October 7, 2008 – Athens, Greece

We left Miami Saturday afternoon October 6 and arrived in Athens the next day. We were met at the airport by a Regent representative who had a car to take us to the Marriott where we checked in and wandered around the area for the afternoon, had a Greek dinner at the hotel and got a good night’s sleep. On Monday we felt comfortable in the new time zone and had a full day tour of Athens with a side trip to the Temple of Poseidon 50 km down the coast. We stopped at a taverna in a small village for a marvelous Greek lunch. There were 8 cruise ships in port so our guide, Stelios took us to the Parthenon first toget in before the crowds. That was fortunate because by the time we left there were dozens of groups waiting to get in. We saw all the important sights in the area and had a most delightful day. We had noticed a nice looking restaurant by the hotel the previous day so we went there for a Greek dinner and we weren’t disappointed.

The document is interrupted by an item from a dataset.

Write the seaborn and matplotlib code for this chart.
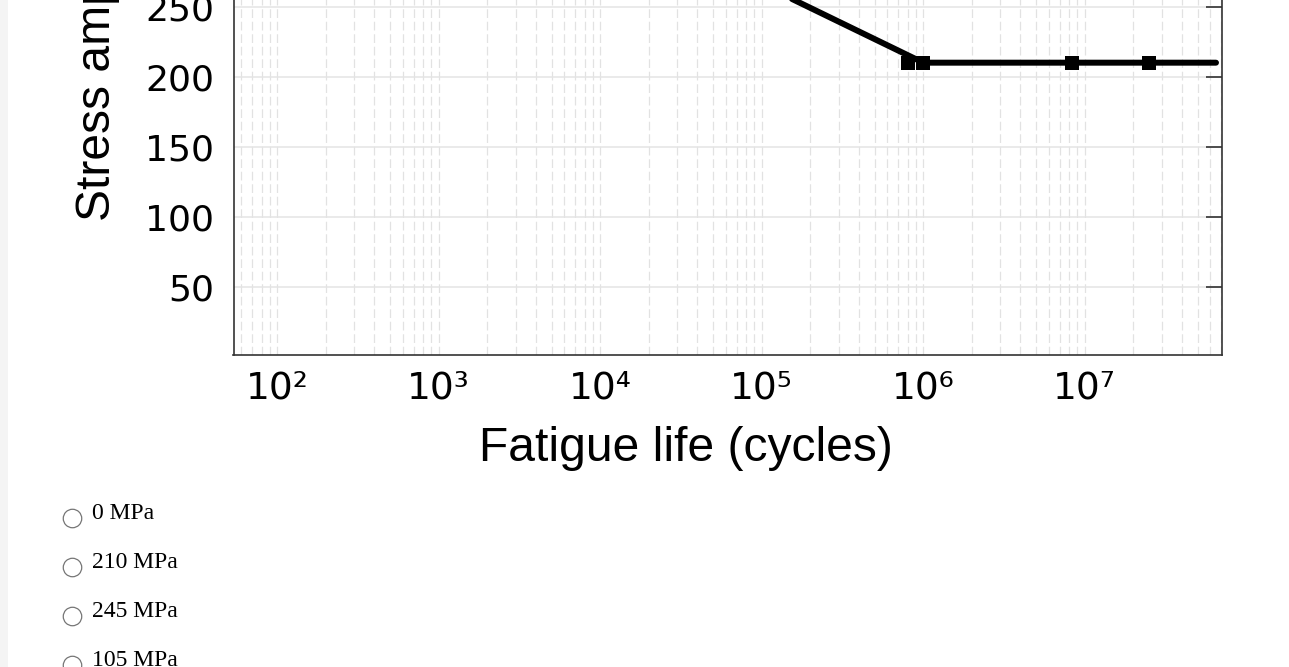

On Tuesday the 7th we transferred to the Grand Bretagne hotel where all on the full cruise were put up for the night. Since we got there before those arriving from the States that day we wandered around the Plaka, the old city, and had another fabulous Greek lunch. That evening there was a dinner for all of us to meet and greet, but it was a standard fillet & potato meal and everyone was hoping for a local style meal. There are 84 of us doing the full cruise and I know at least 60 of them from previous cruises so it’s quite a reunion.

On Wednesday our busses left the hotel at 9:30 to avoid the crowds that would gather at 10:00 for a public transit strike and we were given priority check in. Our rooms were ready by noon and we joined another couple for lunch in the marina area. The ship left at 5:oopm for Rhodes.